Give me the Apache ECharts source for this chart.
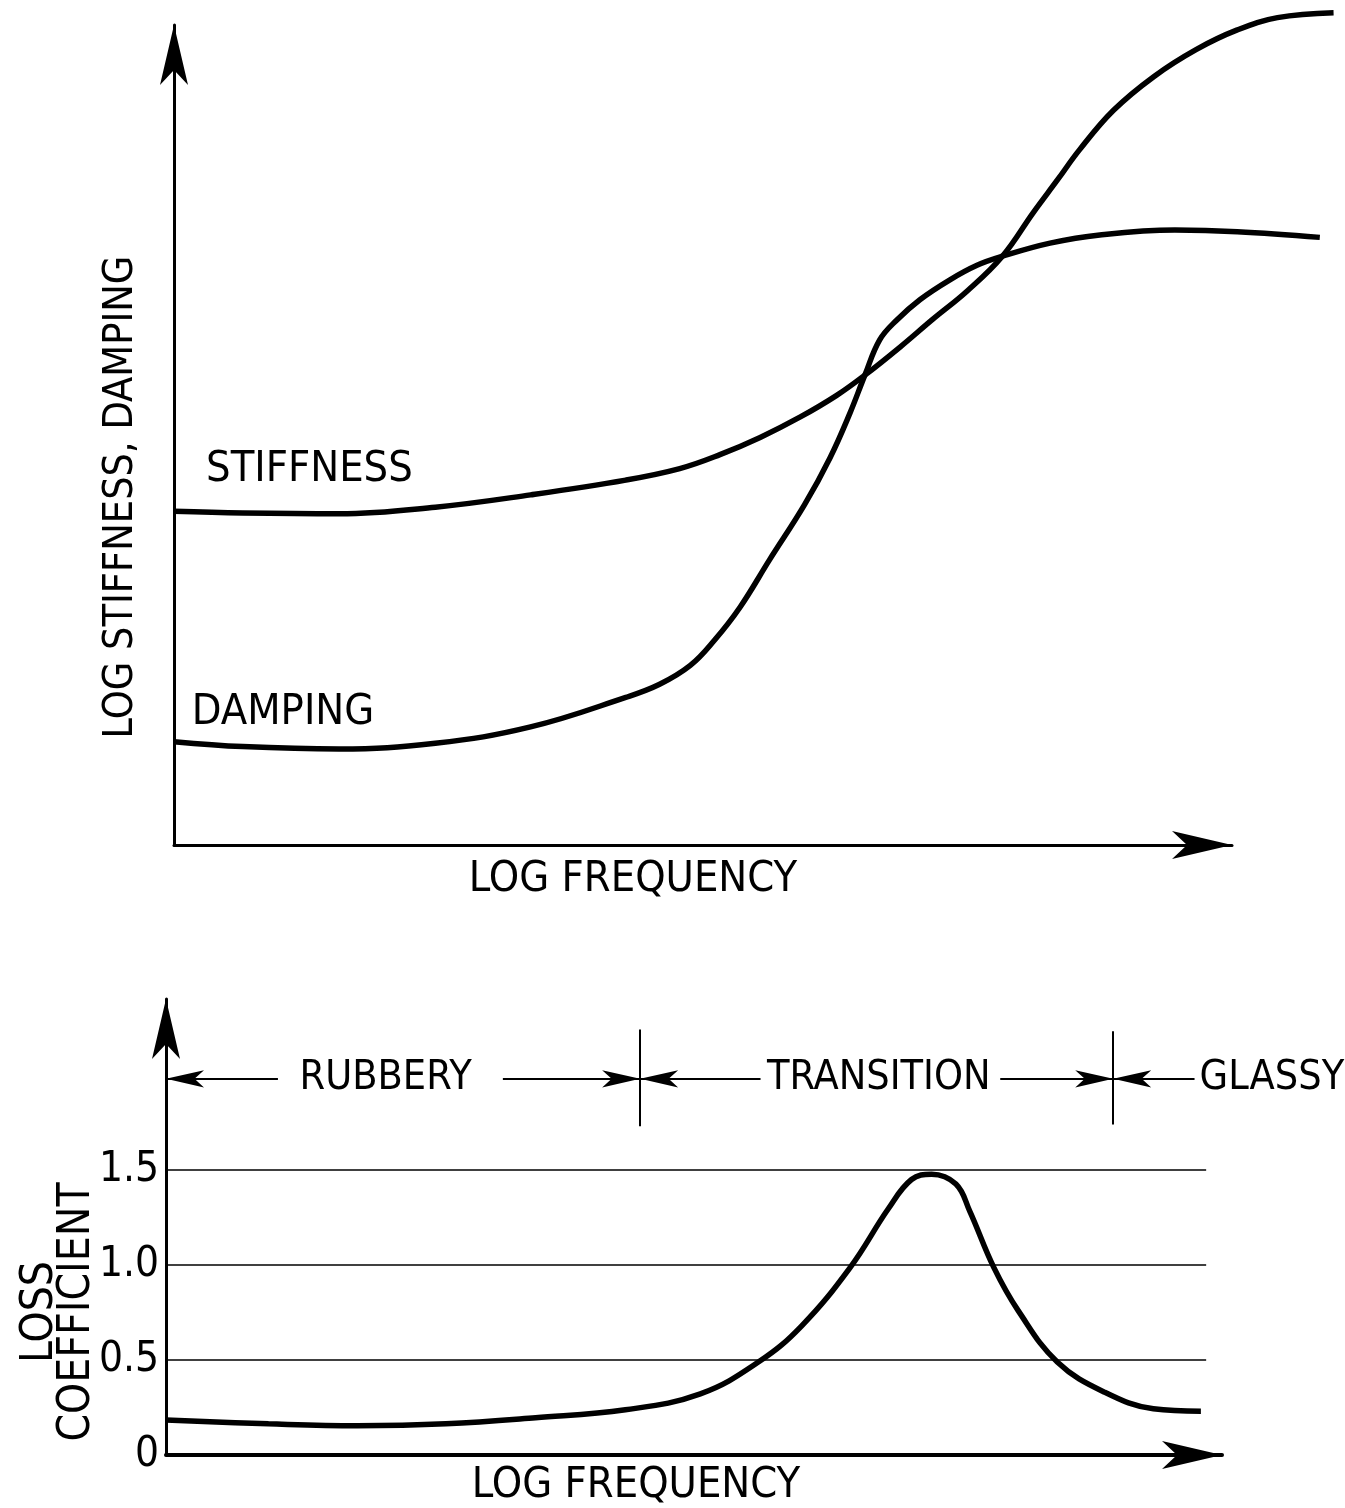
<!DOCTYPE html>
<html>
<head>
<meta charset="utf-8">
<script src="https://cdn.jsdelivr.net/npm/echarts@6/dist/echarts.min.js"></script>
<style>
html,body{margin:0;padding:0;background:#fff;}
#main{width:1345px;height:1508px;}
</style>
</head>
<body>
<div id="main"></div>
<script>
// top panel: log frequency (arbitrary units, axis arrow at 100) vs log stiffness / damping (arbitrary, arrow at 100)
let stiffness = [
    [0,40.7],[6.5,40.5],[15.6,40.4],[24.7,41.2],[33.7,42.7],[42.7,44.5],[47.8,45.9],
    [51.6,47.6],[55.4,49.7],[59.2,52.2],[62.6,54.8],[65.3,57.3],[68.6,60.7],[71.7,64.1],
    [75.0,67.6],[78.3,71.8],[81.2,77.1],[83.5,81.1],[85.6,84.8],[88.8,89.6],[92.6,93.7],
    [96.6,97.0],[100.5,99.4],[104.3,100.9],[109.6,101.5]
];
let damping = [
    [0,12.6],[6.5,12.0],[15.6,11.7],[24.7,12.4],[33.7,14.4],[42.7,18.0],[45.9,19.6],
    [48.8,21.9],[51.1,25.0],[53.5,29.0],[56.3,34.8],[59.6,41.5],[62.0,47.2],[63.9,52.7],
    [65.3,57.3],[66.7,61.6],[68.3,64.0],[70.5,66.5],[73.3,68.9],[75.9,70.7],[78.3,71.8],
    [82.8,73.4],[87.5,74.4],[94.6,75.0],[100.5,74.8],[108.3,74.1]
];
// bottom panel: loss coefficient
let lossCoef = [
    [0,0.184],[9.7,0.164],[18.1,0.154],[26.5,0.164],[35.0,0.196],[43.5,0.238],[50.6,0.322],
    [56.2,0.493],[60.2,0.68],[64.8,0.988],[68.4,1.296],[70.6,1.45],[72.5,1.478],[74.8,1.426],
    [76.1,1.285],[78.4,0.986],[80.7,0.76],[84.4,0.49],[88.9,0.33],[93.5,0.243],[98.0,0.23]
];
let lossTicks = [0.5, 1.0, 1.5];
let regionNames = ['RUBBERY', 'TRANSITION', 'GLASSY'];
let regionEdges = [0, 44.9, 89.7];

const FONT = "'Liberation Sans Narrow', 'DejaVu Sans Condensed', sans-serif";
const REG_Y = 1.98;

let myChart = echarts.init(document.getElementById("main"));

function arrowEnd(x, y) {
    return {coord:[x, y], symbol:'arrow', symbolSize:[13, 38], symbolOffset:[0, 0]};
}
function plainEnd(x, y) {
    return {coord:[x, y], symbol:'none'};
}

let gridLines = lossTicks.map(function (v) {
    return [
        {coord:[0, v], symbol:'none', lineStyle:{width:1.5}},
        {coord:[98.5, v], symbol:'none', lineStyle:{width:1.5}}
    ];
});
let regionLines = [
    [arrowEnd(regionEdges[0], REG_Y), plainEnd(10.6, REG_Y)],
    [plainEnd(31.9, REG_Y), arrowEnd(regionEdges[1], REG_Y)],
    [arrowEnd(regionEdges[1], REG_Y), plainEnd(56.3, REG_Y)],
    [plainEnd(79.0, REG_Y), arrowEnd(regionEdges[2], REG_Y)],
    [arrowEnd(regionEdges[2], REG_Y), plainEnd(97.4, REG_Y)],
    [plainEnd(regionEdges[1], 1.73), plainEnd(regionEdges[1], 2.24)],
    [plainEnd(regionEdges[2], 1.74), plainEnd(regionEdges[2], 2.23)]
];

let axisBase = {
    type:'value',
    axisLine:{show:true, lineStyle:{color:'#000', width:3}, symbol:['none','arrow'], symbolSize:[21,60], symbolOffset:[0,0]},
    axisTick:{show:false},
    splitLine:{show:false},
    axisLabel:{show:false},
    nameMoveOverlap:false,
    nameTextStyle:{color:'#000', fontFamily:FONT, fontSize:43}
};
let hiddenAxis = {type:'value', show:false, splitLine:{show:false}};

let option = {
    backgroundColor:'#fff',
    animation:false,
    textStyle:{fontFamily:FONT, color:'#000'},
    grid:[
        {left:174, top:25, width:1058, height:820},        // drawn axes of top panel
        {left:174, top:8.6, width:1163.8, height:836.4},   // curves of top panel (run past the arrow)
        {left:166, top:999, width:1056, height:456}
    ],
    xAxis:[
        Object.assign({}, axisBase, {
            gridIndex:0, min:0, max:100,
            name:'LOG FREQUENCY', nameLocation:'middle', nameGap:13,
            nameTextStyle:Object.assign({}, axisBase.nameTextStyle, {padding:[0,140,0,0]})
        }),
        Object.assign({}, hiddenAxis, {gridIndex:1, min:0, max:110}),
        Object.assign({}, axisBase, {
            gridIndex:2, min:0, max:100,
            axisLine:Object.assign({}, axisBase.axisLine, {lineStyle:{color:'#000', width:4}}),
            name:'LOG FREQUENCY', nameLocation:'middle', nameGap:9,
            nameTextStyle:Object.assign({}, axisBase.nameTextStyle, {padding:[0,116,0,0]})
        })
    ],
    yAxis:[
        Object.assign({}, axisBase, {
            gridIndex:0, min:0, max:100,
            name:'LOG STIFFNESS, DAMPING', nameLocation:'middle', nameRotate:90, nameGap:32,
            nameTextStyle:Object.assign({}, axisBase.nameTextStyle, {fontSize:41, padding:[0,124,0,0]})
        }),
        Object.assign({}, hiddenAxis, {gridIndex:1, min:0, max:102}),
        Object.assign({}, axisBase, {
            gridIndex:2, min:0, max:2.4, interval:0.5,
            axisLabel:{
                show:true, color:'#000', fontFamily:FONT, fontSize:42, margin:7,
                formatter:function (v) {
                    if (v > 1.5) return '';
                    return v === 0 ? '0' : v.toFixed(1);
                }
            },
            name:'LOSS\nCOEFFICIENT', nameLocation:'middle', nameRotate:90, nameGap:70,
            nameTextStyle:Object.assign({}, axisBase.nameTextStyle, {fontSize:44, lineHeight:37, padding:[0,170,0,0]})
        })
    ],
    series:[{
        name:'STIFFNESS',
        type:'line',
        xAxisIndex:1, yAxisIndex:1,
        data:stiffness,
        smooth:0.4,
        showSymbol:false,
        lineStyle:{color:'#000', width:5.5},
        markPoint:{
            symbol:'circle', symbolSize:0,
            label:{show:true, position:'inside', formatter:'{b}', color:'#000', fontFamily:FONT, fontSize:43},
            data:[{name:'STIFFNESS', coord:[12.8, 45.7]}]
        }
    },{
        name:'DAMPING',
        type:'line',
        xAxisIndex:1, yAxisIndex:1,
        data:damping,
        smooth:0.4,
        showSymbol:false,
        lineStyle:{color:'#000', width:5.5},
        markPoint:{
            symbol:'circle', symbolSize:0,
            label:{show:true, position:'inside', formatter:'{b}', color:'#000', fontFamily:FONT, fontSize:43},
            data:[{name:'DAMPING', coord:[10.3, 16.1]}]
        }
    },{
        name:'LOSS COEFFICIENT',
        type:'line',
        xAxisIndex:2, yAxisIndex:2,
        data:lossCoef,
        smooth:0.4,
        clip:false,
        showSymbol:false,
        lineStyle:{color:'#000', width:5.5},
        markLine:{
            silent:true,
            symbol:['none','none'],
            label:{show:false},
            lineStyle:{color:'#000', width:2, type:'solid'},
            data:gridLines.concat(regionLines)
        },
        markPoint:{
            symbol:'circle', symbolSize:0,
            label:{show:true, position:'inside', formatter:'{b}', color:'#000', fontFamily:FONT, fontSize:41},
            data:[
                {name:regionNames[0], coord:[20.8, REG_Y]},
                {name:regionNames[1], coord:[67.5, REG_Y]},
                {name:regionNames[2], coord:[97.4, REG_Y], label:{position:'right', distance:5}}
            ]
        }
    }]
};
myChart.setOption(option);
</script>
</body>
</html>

--

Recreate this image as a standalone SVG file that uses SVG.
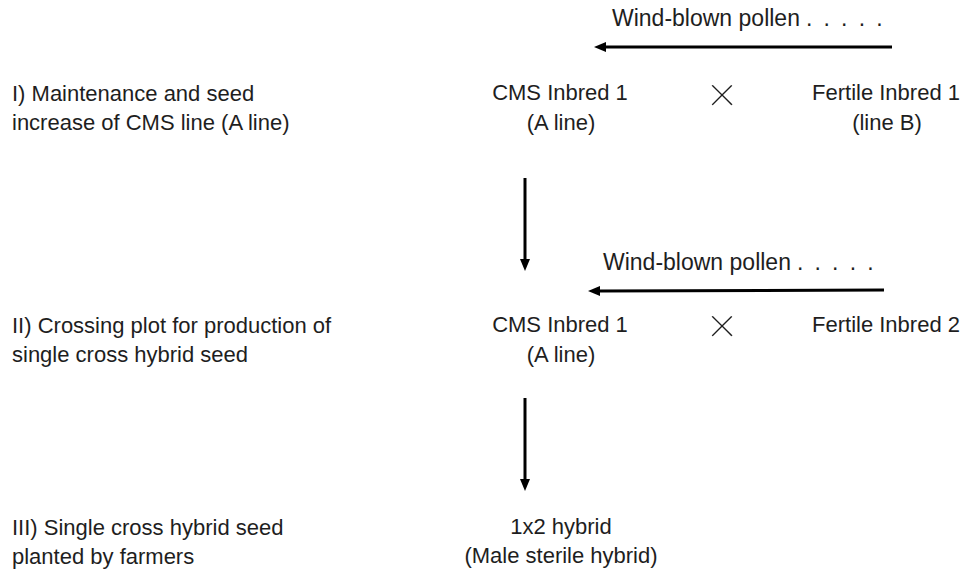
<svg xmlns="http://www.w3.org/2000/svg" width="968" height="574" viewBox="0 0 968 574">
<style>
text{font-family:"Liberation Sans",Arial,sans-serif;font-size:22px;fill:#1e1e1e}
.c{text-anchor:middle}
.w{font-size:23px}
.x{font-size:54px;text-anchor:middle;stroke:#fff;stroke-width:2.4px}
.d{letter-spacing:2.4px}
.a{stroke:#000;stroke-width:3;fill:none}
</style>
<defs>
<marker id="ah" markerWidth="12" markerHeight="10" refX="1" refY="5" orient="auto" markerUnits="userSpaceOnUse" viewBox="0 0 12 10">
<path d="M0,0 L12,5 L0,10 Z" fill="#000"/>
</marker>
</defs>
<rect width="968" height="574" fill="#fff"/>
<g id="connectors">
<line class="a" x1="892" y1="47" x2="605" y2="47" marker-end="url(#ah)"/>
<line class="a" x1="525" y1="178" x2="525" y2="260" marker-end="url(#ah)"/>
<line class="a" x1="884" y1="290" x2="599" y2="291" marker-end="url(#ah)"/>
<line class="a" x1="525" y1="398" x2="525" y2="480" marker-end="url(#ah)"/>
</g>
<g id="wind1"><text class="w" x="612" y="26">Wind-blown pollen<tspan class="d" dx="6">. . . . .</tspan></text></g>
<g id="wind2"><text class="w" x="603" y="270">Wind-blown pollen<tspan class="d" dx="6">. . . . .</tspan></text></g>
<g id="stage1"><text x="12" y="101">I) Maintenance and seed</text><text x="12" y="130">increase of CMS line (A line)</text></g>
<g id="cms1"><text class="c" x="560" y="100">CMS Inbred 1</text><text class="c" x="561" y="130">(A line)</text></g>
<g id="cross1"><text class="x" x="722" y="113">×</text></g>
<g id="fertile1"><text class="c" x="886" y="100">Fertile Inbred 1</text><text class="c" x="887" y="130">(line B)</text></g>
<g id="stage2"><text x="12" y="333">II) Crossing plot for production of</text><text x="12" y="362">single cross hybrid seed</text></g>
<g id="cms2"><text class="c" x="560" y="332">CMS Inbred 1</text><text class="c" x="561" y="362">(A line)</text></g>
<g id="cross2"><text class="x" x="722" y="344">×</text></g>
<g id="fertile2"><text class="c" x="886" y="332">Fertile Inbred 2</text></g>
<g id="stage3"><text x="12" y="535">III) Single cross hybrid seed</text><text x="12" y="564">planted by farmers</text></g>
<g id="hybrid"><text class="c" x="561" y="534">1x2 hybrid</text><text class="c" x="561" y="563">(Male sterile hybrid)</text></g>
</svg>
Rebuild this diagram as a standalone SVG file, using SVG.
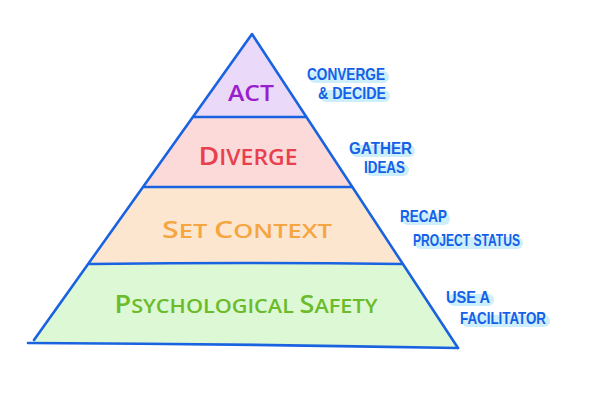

---

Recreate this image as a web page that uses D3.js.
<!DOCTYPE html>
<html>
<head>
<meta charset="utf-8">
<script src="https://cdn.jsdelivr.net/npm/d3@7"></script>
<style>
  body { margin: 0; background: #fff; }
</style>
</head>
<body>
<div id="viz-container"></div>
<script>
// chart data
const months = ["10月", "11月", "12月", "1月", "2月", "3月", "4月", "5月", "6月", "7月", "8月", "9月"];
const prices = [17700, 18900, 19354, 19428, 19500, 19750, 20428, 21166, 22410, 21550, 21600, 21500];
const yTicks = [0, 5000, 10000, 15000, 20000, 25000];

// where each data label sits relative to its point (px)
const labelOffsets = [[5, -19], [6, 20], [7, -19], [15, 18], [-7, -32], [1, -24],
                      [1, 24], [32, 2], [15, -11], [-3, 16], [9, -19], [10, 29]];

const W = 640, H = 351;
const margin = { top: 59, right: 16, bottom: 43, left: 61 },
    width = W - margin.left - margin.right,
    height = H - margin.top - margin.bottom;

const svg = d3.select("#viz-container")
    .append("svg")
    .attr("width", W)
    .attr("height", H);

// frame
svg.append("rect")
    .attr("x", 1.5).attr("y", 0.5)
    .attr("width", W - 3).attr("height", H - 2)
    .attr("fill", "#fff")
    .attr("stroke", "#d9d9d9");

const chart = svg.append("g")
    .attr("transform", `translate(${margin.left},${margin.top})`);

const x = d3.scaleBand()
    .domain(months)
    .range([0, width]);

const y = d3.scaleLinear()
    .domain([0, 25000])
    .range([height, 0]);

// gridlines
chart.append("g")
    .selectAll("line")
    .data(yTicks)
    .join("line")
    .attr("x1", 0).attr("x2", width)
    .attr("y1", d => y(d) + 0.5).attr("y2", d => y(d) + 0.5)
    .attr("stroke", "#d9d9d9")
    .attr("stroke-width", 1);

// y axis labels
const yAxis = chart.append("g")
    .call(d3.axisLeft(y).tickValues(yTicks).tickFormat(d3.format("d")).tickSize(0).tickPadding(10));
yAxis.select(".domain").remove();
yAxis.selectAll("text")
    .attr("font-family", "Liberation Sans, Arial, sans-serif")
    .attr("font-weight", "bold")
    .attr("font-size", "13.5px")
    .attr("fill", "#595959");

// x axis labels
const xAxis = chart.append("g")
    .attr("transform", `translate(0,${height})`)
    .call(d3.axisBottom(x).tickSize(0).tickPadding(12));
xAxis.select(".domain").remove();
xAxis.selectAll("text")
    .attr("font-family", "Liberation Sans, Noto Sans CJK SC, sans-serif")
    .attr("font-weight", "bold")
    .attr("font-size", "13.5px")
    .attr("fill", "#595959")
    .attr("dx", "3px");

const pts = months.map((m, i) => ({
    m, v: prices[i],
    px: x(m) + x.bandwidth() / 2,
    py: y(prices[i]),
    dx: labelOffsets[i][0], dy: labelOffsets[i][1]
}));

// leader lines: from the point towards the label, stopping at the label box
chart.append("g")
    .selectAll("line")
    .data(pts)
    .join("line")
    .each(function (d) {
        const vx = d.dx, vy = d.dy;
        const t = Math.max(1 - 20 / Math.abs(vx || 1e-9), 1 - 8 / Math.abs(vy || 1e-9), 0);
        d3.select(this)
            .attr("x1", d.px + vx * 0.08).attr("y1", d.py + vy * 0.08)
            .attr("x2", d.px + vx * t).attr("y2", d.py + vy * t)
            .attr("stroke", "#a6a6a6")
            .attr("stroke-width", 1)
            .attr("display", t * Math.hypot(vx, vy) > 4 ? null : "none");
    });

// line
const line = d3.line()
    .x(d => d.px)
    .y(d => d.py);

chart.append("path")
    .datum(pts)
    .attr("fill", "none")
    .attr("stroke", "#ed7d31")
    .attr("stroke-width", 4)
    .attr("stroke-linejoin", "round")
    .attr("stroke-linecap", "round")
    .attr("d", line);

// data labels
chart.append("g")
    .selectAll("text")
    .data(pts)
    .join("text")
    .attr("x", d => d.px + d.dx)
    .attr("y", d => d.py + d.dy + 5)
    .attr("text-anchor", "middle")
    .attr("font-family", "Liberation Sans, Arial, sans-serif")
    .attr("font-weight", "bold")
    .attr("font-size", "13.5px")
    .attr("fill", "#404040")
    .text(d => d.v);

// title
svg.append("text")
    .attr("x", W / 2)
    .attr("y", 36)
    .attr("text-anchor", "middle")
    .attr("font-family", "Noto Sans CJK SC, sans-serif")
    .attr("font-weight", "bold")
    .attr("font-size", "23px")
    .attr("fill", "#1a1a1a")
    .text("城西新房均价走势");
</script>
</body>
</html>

▶ _Short problem_
Determine how many lines include the string "that". Give no answer but the number.

▶ _Solution for this problem_
2